Yoksulluktan korkuyorsanız, bunu beklemekten vazgeçin ve hayattan refah, bolluk ve diğer insanlardan destek beklemeye başlayın. Kendinizi fakir gördüğünüz yerin resmini silin, kendinizi zengin gördüğünüz yerin resmini çizin. Kendinize şunu söyleyin: “Hayatta her zaman ihtiyacım olan her şeye sahip olacağım. Dünyadan ve insanlardan güçlü bir desteğim var. Etrafım özenle çevrili. Her zaman bolluk içinde yaşıyorum."

Yeni tanıdıklardan korkuyorsanız, nasıl iletişim kurmakla ilgilendiğinize, ne yeni deneyim Alıyorsun. Kendinize şunu söyleyin: “Tanışmak ve birbirimizi tanımak ilgimi çekiyor. Yeni insanlarla tanıştığımda tamamen rahatlıyorum ve sakinleşiyorum.

Böylece korkularınızın kutuplarını değiştirerek yavaş yavaş onlardan kurtulacaksınız.

Alıştırma 3. Kendinize karşı tutumunuzu geliştirmek

Kendimize yanlış davrandığımızda, kendimizi kötü, suçlu ve cezaya layık gördüğümüzde suçluluk duygusu ve kurban kompleksi ortaya çıkar. Çoğu zaman, kendine karşı bu kadar olumsuz bir tutum gizlidir, bilinçaltındadır, ancak kötü alışkanlıklara veya diğer kendine zarar verici davranış türlerine eğilimle kendini hissettirir. Kötü şans ve sürekli sıkıntılar aynı zamanda kendine karşı gizli olumsuz tutumun bir sonucudur. Normal bilinç durumunda (beta seviyesinde) bunun üstesinden gelmek imkansızdır, ancak alfa seviyesinde bu görev oldukça mümkündür.
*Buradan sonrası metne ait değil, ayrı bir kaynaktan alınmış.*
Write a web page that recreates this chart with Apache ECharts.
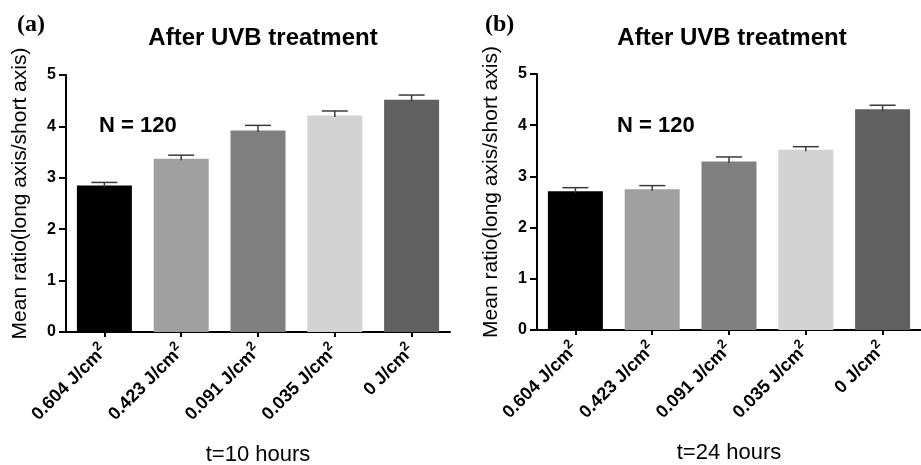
<!DOCTYPE html>
<html>
<head>
<meta charset="utf-8">
<script src="https://cdn.jsdelivr.net/npm/echarts@6/dist/echarts.min.js"></script>
<style>html,body{margin:0;padding:0;background:#fff;}#c{width:921px;height:465px;}</style>
</head>
<body>
<div id="c"></div>
<script>
const categories = ['0.604 J/cm', '0.423 J/cm', '0.091 J/cm', '0.035 J/cm', '0 J/cm'];
const means10h = [2.85, 3.37, 3.92, 4.21, 4.52];
const err10h = [0.06, 0.07, 0.10, 0.09, 0.09];
const means24h = [2.71, 2.75, 3.29, 3.52, 4.31];
const err24h = [0.07, 0.07, 0.09, 0.06, 0.08];
const barColors = ['#000000', '#a0a0a0', '#808080', '#d3d3d3', '#606060'];

const FONT = 'Liberation Sans';
const chart = echarts.init(document.getElementById('c'), null, {renderer: 'canvas'});

function barData(vals) {
  return vals.map((v, i) => ({value: v, itemStyle: {color: barColors[i]}}));
}
function errData(vals, errs) {
  return vals.map((v, i) => [i, v, errs[i]]);
}
function errRender(params, api) {
  const x = api.value(0), v = api.value(1), e = api.value(2);
  const p0 = api.coord([x, v]);
  const p1 = api.coord([x, v + e]);
  const st = {stroke: '#3a3a3a', lineWidth: 1.5};
  return {
    type: 'group',
    children: [
      {type: 'line', shape: {x1: p0[0], y1: p0[1] + 1.5, x2: p1[0], y2: p1[1]}, style: st},
      {type: 'line', shape: {x1: p1[0] - 13, y1: p1[1], x2: p1[0] + 13, y2: p1[1]}, style: st}
    ]
  };
}
function xAxis(idx, name) {
  return {
    type: 'category', gridIndex: idx, data: categories,
    axisLine: {show: true, lineStyle: {color: '#000', width: 2}},
    axisTick: {show: true, alignWithLabel: true, length: 5, lineStyle: {color: '#000', width: 2}},
    axisLabel: {
      interval: 0, rotate: 45, margin: 16, color: '#000',
      formatter: v => '{n|' + v + '}{s|2}',
      rich: {
        n: {fontFamily: FONT, fontWeight: 'bold', fontSize: 18, color: '#000'},
        s: {fontFamily: FONT, fontWeight: 'bold', fontSize: 13, color: '#000', verticalAlign: 'top', padding: [0, 0, 12, 0]}
      }
    },
    name: name, nameLocation: 'middle', nameGap: 112,
    nameTextStyle: {fontFamily: FONT, fontSize: 22, color: '#000'}
  };
}
function yAxis(idx) {
  return {
    type: 'value', gridIndex: idx, min: 0, max: 5, interval: 1,
    axisLine: {show: true, lineStyle: {color: '#000', width: 2}},
    axisTick: {show: true, length: 7, lineStyle: {color: '#000', width: 2}},
    splitLine: {show: false},
    axisLabel: {fontFamily: FONT, fontWeight: 'bold', fontSize: 16, color: '#000', margin: 10},
    name: 'Mean ratio(long axis/short axis)', nameLocation: 'middle', nameGap: 35,
    nameTextStyle: {fontFamily: FONT, fontSize: 21, color: '#000', padding: [0, 0, 0, 20]}
  };
}

chart.setOption({
  animation: false,
  backgroundColor: '#fff',
  title: [
    {text: 'After UVB treatment', left: 258, top: 21, textAlign: 'center',
     textStyle: {fontFamily: FONT, fontWeight: 'bold', fontSize: 24, color: '#000'}},
    {text: 'After UVB treatment', left: 727, top: 21, textAlign: 'center',
     textStyle: {fontFamily: FONT, fontWeight: 'bold', fontSize: 24, color: '#000'}},
    {text: '(a)', left: 12, top: 8,
     textStyle: {fontFamily: 'Liberation Serif', fontWeight: 'bold', fontSize: 24, color: '#000'}},
    {text: '(b)', left: 480, top: 8,
     textStyle: {fontFamily: 'Liberation Serif', fontWeight: 'bold', fontSize: 24, color: '#000'}},
    {text: 'N = 120', left: 94, top: 110,
     textStyle: {fontFamily: FONT, fontWeight: 'bold', fontSize: 22, color: '#000'}},
    {text: 'N = 120', left: 612, top: 110,
     textStyle: {fontFamily: FONT, fontWeight: 'bold', fontSize: 22, color: '#000'}}
  ],
  grid: [
    {left: 66, top: 75, width: 384, height: 257, containLabel: false, outerBoundsMode: 'none'},
    {left: 537, top: 74, width: 384, height: 256, containLabel: false, outerBoundsMode: 'none'}
  ],
  xAxis: [xAxis(0, 't=10 hours'), xAxis(1, 't=24 hours')],
  yAxis: [yAxis(0), yAxis(1)],
  series: [
    {type: 'bar', xAxisIndex: 0, yAxisIndex: 0, barWidth: 55, data: barData(means10h)},
    {type: 'custom', xAxisIndex: 0, yAxisIndex: 0, renderItem: errRender, data: errData(means10h, err10h), z: 5},
    {type: 'bar', xAxisIndex: 1, yAxisIndex: 1, barWidth: 55, data: barData(means24h)},
    {type: 'custom', xAxisIndex: 1, yAxisIndex: 1, renderItem: errRender, data: errData(means24h, err24h), z: 5}
  ]
});
</script>
</body>
</html>
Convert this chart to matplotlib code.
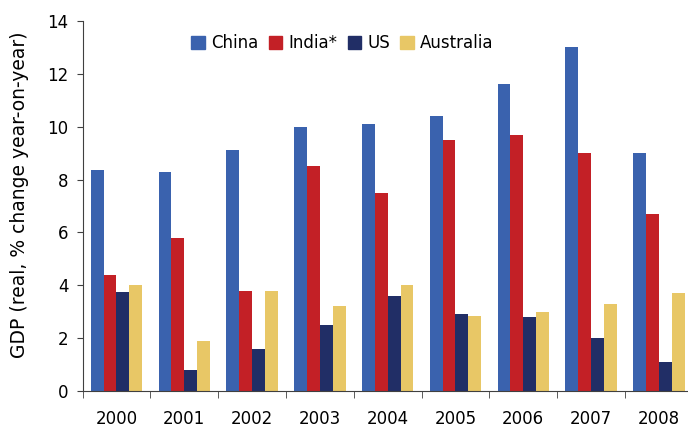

Alfa seviyesine gidin ve kendinize şunu söyleyin: “Olumlu düşünceler, iyi tutum bana dünyada arzuladığım tüm faydaları ve avantajları sağlıyorlar.” Daha sonra kendinizi kırgın, aşağılanmış hissetmenize veya yeterince iyi olmadığınızı hissetmenize neden olan bir durumu düşünün. Mavi çerçeveye yerleştirin, kaybolana kadar uzaklaştırın ve ardından "Silindi, silindi, silindi!" deyin. O zaman hayatınızdaki en sevilen kişi olduğunuzu hayal edin. Kendinizi sevene kadar başkalarını sevemezsiniz. Bu nedenle önce kendiniz için gelirsiniz. Kendinizi ne kadar sevdiğinizi kendinize söyleyin; sanki bunu hayatınızdaki en önemli kişiye söylüyormuşsunuz gibi. Sevginiz o kadar büyük ki, eksikliklerin ve başarısızlıkların önemi yok. Her şey için, her eylem için, her durum için, her söz için, yaptığınızı düşündüğünüz tüm hatalar için, sebep olduğunuzu düşündüğünüz sıkıntılar için kendinizi affedin. Daha sonra tüm günahlarınızdan arınmış, affedilmiş ve sevilen, liderlik eden, olumlu ve kendinden emin hisseden yeni bir siz resmi yaratın. Hayatınızda hoşlanmadığınız durumları yeniden yazıyorsunuz ve artık her şey tamamen sizin isteğiniz doğrultusunda gerçekleşiyor. Kendinizi mutlu, memnun ve kendinden emin görün. Zihinsel olarak kendinize sarılın. Normale dön.

Bu egzersizi her gün yaparak yavaş yavaş kendinize karşı olumlu bir tutum geliştirmeyi öğrenecek, suçluluk ve kurban kompleksinden kurtulacak ve her şeyin arzularınız doğrultusunda gerçekleştiği bir gerçeklik yaratma yeteneğini kazanacaksınız.